How to avoid the worst of the crowd

The crush is on two Saturdays, the Sunday of the Flight, and Shrove Tuesday evening. Outside those hours Venice runs more or less like a normal city, just with more people in capes. Four things help.

  • Stay outside San Marco. Book in Castello (east of the Arsenale) or in Cannaregio. Both are 15 to 20 minute walks to the square but insulated from the worst queues. See Castello or Cannaregio.
  • Walk early and late. 07:30 to 09:30 and 20:00 to 22:00 are the quiet hours. Go to San Marco then.
  • Book everything. Restaurants, water taxis, masked workshops, and any ball ticket. Walking up without a reservation fails during Carnival.
  • Use Line 2 not Line 1. The limited-stops vaporetto is still crowded but you skip the holdups at minor pontili.

Weather and what to wear

Daytime highs in early February sit around 8 to 10 C, with real chances of fog and rain. Evening temperatures slide near freezing. Packing: a waterproof coat, a warm layer, and shoes you don’t mind getting wet. If you rent or buy a costume, expect to wear thermal layers under it. The wind off the lagoon is sharper than the temperature suggests.

Balls and dinners

Most private balls are themed-dress only and require costume hire, which can add 200 to 500 euros per person on top of the ticket. If you want the atmosphere without the bill, look at the lower-priced masquerade dinners during the opening weekend, or the free public concerts on St Mark’s on the Thursday and Friday evenings. Book no-prepayment direct rooms where the hotel offers them; during Carnival this flexibility is worth real money.

Practical close

If it is your first Carnival, book three nights across the opening weekend, plan the Flight of the Angel as your one big set piece, and keep the rest of the trip loose. One small mask, one good dinner, one cold sunrise on St Mark’s. Lock in the Marco Polo transfer early; Alilaguna boats run full on the two Saturdays.

Common questions

When is Venice Carnival in 2027?

Expected 30 January to 9 February 2027, ending on Shrove Tuesday. Always verify the exact dates on carnevale.venezia.it, as they depend on when Easter falls.
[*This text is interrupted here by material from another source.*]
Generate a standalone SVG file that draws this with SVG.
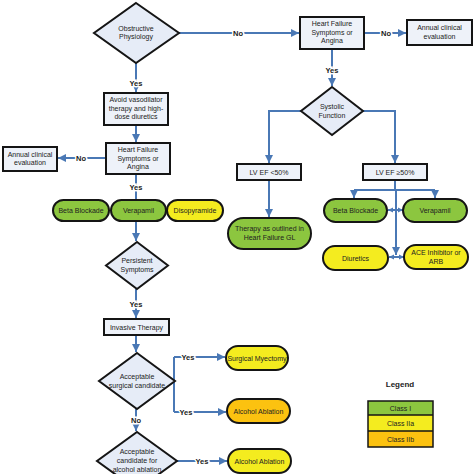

How much does Venice Carnival cost?

The public events are free. Private balls run 150 to 800 euros per person. Hotels roughly double their low-season rates across the two weekends. Budget at least 50 percent more than you would pay in March for the same room.

Where should I stay during Carnival?

Castello and Cannaregio are the most forgiving. Both keep you out of the San Marco crush but within a 20-minute walk of it. Avoid hotels right on the Mercerie or on Calle Larga XXII Marzo unless you like street noise until 02:00.

Do I have to wear a costume?

No. Most visitors wear normal clothes and just watch. If you want to photograph the costumed figures, ask politely before taking a close portrait. A tip or a coffee is common for a proper posed photo with one of the top costumers.

Can children enjoy Venice Carnival?

Yes. The afternoon shows in Campo San Polo, the mask-making workshops at the Ca’ Macana atelier, and the face painting on side campi all suit children well. Keep them away from the Flight of the Angel itself because the crowd density is high.

Are restaurants open on Shrove Tuesday?

Yes, but book well in advance. Many places require a set menu and a deposit for Shrove Tuesday dinner. If you have not booked by early January, you may be limited to late sittings at places further from San Marco.